Copy exactly the lines from the start of the material through the line with "(0,0) rectangle (495,640);". Pictures stay out of the copy.

-- Start --

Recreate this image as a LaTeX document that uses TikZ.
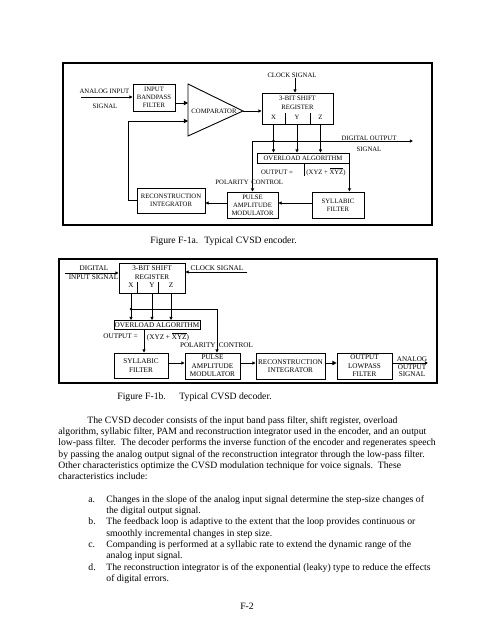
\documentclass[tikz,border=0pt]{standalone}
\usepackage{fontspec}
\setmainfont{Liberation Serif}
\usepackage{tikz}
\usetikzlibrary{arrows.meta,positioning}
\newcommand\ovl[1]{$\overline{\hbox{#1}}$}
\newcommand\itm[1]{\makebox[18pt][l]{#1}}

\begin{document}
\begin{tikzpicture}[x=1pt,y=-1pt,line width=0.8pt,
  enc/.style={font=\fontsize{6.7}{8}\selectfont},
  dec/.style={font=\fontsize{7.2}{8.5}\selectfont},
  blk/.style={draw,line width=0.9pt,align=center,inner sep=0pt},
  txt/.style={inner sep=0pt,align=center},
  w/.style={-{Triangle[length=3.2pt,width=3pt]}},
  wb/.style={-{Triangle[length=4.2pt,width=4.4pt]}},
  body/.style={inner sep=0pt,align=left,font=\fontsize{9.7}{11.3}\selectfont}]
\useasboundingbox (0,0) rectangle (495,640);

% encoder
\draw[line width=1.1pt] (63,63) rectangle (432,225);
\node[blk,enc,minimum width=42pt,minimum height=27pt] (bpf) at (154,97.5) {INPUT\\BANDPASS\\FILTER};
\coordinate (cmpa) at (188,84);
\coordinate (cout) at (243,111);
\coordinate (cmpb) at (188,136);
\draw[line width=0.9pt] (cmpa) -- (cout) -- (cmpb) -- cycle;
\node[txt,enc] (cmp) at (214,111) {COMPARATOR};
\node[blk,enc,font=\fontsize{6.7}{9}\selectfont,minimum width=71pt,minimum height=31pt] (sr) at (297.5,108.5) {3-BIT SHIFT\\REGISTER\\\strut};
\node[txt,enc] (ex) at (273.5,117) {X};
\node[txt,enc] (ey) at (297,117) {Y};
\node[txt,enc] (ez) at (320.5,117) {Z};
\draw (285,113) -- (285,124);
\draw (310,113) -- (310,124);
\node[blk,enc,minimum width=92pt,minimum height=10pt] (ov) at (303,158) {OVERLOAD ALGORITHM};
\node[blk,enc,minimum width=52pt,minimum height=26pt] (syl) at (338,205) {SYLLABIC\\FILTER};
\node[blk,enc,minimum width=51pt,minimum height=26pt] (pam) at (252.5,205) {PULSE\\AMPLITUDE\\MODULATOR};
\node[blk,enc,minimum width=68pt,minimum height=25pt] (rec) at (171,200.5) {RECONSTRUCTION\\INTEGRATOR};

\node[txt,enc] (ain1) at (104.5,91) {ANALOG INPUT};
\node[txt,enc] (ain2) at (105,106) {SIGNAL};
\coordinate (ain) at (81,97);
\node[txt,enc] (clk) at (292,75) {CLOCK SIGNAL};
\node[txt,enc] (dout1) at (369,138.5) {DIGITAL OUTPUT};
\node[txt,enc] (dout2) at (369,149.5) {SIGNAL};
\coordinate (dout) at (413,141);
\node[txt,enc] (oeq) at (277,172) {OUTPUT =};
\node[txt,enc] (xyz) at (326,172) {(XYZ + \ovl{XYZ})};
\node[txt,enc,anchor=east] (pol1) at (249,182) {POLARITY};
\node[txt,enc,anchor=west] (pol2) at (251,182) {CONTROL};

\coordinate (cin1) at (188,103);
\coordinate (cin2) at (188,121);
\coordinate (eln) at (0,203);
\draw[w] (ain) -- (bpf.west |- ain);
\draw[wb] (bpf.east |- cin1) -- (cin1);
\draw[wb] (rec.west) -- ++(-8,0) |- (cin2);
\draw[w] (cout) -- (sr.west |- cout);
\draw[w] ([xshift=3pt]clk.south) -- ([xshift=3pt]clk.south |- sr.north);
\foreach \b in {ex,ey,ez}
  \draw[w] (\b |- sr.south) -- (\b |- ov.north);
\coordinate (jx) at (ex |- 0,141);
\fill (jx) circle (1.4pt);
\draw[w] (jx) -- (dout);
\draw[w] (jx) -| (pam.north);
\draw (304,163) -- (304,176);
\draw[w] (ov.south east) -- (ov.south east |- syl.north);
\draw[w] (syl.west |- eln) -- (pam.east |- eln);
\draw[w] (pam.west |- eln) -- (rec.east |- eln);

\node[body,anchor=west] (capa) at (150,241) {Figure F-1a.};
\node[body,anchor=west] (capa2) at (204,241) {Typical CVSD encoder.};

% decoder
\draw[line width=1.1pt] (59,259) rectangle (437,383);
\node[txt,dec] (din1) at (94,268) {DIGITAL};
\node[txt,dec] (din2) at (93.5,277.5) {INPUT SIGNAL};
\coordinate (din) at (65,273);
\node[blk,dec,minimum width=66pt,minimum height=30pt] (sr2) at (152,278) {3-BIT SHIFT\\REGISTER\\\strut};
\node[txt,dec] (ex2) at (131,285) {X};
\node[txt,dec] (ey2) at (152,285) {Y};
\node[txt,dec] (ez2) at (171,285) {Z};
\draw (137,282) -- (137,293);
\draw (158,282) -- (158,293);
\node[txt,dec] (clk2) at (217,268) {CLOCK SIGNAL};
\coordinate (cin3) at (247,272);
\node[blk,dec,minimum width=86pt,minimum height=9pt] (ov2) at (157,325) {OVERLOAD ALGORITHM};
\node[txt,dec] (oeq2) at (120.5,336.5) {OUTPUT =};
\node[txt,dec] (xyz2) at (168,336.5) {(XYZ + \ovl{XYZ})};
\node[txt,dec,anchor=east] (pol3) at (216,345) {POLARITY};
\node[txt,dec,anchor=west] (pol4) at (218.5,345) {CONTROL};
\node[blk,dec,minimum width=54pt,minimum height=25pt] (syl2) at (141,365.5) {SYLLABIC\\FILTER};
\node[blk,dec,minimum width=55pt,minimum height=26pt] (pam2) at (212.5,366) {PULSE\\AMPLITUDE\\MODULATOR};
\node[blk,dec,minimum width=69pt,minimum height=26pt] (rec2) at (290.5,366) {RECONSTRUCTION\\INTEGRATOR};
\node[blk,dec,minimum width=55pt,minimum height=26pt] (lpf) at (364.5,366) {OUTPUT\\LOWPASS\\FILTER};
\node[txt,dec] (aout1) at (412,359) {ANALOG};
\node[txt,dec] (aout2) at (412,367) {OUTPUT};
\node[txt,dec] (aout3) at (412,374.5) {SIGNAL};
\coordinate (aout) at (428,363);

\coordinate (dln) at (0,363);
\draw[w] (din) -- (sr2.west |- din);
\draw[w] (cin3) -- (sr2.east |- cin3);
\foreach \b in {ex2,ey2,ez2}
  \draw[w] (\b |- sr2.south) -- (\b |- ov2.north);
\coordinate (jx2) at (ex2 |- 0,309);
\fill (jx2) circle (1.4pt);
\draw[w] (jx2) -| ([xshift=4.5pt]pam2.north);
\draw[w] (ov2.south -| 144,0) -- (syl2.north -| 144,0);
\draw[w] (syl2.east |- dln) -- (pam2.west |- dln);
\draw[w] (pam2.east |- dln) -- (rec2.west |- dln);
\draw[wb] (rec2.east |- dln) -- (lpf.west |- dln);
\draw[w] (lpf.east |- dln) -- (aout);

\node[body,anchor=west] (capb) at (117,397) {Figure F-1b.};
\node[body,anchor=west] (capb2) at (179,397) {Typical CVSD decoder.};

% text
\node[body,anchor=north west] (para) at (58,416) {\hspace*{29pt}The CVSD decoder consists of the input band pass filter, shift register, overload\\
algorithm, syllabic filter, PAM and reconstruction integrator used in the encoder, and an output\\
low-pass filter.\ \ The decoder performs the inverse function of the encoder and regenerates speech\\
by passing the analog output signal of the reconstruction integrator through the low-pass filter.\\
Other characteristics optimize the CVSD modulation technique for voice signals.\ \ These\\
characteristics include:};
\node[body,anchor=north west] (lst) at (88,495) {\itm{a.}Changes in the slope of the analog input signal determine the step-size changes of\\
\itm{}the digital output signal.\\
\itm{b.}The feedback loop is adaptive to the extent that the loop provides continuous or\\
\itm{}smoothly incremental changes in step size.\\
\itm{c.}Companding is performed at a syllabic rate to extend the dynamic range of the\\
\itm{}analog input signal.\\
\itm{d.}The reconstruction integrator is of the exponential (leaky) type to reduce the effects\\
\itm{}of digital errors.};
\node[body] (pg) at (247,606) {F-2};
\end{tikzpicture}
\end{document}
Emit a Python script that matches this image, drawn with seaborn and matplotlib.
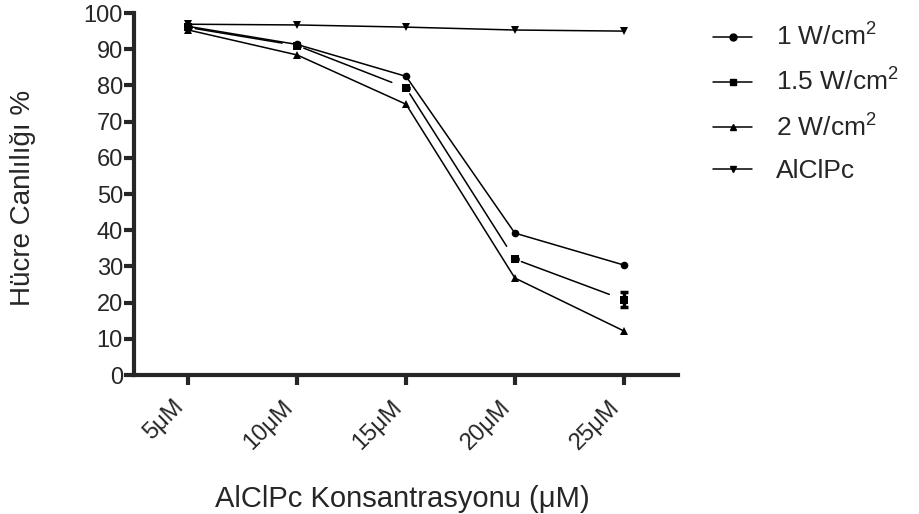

-- End --

:: SOLUTION TO THIS TASK ::
Recreate this image as a LaTeX document that uses TikZ.
\documentclass[tikz,border=0pt]{standalone}
\usepackage{fontspec}
\setmainfont{Liberation Serif}
\usepackage{tikz}
\usetikzlibrary{arrows.meta,positioning}
\newcommand\ovl[1]{$\overline{\hbox{#1}}$}
\newcommand\itm[1]{\makebox[18pt][l]{#1}}

\begin{document}
\begin{tikzpicture}[x=1pt,y=-1pt,line width=0.8pt,
  enc/.style={font=\fontsize{6.7}{8}\selectfont},
  dec/.style={font=\fontsize{7.2}{8.5}\selectfont},
  blk/.style={draw,line width=0.9pt,align=center,inner sep=0pt},
  txt/.style={inner sep=0pt,align=center},
  w/.style={-{Triangle[length=3.2pt,width=3pt]}},
  wb/.style={-{Triangle[length=4.2pt,width=4.4pt]}},
  body/.style={inner sep=0pt,align=left,font=\fontsize{9.7}{11.3}\selectfont}]
\useasboundingbox (0,0) rectangle (495,640);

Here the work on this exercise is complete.